In terms of those technophiles:
The 52% of tech users who are comfortable learning to use new devices on their own are more likely to be independent and confident device fixers. Some 35% of this group, compared with 19% of those who need help with new devices, fixed broken technology on their own; and, 81% of the more tech-savvy group said they felt confident during the course of fixing their devices, while 62% of those who need with devices help felt confident. Both groups, however, are equally likely to contact user support for help and are equally likely to fix their broken devices in the end.
But age plays a role; you can assume it's because the young have been living with tech their entire lives:
Younger users are generally much more optimistic than older adults when their gadgets fail. Although young adults age 18-29 years old are no more likely to be able fix devices on their own, they were significantly more likely to be confident that they were on the right path to fixing it, and they were significantly less likely than older adults to feel discouraged or confused about fixing devices. Fully 85% of 18-29 year olds reported being confident about solving their device problem, while only about a third of them said they were discouraged or confused. Meanwhile, over half (52%) of adults age 30 and older reported being discouraged, 44% said they were confused, and about two out of three (67%) said they were confident. Adults age 30-49 were somewhat less likely than older adults to be confused, as just 39% said they were.
And I'm sorry, women, but according to the study:
Men were significantly more likely than women to be confident about the problem solving (76% vs. 68%), but they were no less likely than women to report being confused, discouraged or impatient during the course of trying to solve the problem.
Income and education? According to the study, those sets of demographics played no significant role in producing differences in emotional reactions to device failure.
More interesting data:
- Nearly half (48%) of respondents said they usually need someone else to set up a new device up for them or show them how to use it.We guess we fit into the other 52%. In general, we won't read a manual until we've frustrated ourselves.
- 44% of those with home internet access say their connection failed to work properly for them at some time in the previous 12 months.

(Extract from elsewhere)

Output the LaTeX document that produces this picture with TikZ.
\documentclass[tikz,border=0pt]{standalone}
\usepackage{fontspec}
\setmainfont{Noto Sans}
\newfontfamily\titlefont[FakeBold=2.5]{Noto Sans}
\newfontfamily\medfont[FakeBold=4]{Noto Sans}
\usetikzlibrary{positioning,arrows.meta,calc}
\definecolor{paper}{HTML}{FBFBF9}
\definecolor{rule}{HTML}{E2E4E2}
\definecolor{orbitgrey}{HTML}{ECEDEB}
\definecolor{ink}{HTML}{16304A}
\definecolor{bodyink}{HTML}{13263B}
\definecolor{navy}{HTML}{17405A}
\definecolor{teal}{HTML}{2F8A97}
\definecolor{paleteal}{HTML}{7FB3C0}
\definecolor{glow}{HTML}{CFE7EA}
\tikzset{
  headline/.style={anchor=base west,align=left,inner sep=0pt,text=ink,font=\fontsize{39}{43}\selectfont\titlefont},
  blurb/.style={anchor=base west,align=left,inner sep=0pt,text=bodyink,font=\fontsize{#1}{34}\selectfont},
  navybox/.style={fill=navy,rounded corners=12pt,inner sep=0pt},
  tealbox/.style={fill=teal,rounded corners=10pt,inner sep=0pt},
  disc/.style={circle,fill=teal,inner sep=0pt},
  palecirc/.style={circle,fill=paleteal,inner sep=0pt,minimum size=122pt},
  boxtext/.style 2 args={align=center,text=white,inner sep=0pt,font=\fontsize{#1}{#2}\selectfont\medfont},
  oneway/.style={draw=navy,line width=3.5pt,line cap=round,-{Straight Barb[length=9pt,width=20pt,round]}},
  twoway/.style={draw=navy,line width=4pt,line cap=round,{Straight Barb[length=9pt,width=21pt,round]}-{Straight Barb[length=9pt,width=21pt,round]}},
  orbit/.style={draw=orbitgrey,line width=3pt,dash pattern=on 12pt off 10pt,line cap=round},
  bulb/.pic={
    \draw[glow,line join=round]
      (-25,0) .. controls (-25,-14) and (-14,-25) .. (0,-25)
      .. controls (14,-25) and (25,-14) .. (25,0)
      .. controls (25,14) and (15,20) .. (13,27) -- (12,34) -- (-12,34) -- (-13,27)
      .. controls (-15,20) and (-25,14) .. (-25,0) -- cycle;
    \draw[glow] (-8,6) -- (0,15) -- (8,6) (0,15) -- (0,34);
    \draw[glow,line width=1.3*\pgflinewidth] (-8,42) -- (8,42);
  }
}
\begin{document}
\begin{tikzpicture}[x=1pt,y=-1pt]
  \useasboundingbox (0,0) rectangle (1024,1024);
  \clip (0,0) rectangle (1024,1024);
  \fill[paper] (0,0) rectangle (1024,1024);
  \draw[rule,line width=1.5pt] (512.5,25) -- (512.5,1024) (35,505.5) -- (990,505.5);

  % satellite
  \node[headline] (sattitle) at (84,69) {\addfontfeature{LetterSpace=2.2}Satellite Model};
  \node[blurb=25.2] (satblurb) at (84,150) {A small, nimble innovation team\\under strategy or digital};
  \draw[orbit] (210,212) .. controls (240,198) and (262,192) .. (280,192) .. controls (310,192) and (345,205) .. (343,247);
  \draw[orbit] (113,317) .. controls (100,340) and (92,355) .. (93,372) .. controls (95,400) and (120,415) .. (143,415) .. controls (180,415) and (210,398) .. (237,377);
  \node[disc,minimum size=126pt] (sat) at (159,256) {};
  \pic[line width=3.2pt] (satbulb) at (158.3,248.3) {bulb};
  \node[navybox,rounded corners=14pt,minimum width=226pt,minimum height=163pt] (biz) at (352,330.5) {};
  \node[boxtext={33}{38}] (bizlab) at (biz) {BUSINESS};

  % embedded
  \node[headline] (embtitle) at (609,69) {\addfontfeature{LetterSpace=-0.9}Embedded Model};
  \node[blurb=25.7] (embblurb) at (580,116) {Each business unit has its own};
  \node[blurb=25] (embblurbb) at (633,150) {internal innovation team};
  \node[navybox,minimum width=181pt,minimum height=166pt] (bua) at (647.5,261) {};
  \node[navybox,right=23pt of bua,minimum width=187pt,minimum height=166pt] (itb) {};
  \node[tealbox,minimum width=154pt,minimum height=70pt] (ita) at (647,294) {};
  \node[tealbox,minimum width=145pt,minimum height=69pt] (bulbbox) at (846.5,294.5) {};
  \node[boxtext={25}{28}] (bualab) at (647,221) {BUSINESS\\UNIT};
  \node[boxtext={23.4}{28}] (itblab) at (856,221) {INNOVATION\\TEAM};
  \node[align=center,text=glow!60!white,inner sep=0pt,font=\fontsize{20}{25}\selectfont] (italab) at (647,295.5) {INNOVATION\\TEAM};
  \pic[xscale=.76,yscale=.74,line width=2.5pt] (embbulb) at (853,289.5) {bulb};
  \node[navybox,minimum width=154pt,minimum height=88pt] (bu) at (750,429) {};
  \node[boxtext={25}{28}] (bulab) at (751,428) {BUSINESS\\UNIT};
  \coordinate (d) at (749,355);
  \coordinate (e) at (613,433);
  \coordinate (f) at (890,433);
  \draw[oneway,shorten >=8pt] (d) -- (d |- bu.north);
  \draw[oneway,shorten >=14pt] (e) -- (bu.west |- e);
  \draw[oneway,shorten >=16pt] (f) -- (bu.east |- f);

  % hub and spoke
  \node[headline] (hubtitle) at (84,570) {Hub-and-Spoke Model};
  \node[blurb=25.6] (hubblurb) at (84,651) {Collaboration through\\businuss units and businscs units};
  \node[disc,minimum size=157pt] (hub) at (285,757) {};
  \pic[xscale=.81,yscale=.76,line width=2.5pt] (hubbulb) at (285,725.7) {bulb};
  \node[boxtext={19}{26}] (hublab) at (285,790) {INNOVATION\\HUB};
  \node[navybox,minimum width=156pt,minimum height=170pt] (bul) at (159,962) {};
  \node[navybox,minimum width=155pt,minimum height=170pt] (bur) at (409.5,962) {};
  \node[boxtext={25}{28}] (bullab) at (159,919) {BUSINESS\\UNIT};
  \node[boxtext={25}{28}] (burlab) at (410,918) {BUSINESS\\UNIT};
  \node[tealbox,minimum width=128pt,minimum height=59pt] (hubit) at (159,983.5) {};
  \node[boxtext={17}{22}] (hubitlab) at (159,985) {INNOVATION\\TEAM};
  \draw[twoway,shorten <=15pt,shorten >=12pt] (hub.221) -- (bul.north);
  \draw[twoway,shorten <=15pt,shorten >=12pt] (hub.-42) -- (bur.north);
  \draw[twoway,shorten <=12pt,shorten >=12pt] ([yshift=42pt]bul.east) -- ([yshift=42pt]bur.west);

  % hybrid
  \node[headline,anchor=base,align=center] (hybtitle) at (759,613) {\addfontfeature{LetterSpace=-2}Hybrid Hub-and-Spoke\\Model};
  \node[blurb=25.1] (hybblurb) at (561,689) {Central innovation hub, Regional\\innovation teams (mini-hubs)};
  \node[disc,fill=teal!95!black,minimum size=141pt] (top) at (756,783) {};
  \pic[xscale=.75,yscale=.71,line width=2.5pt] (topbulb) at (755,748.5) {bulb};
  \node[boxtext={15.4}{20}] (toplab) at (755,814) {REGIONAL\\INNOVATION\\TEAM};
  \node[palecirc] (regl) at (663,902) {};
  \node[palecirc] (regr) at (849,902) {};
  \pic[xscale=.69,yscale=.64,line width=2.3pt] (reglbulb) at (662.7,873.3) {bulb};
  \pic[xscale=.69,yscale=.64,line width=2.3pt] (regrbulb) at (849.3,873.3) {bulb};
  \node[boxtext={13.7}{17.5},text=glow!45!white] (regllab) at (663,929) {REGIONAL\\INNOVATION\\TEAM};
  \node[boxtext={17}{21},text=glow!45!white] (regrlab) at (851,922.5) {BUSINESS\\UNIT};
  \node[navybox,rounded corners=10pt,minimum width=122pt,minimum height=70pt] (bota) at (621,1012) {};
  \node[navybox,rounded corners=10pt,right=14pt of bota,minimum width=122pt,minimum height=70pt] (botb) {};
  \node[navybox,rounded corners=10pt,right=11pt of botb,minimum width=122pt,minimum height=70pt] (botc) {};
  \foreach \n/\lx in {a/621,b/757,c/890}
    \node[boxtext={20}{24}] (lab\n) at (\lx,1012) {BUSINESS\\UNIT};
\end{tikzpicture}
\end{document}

Only 44%?
- 29% of cell phone users say their device failed to work properly at some time in the previous year. We'd really like to know if this meant just a reboot of the device.
And finally, how did people fix their problems? Well, quite a few never got a fix:
38% of users with failed technology contacted user support for help.

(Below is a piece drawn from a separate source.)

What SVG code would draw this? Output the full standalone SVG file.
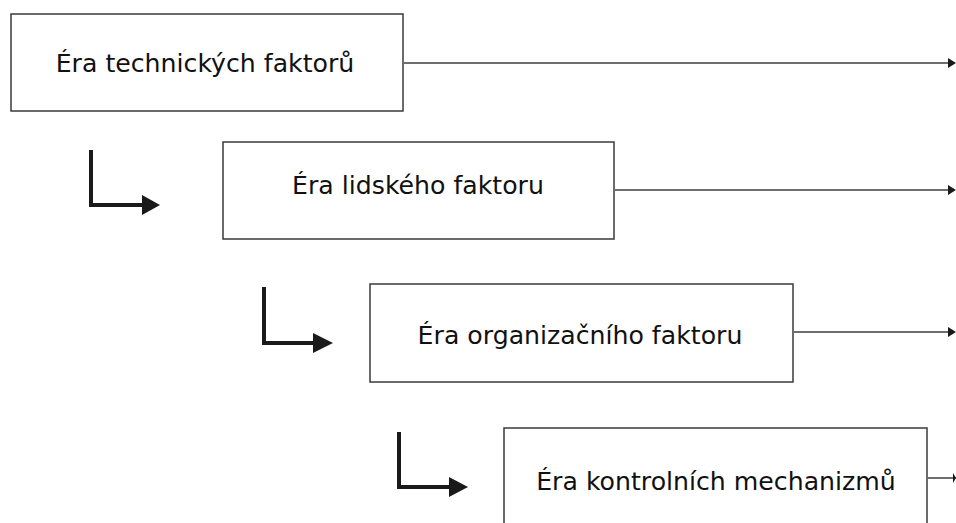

28% of technology users fixed the problem themselves.
15% fixed the problem with help from friends or family.
15% were unable to fix the problem.
2% found help online.
Speaking of confidence, does that 15% figure that never got a fix make you feel more --- or less --- confident about fixing an issue yourself?
The study surveyed 2,054 adults between October 24, 2007, and December 2, 2007. Some 734 respondents in the survey were technology users who had at least one device fail in the past.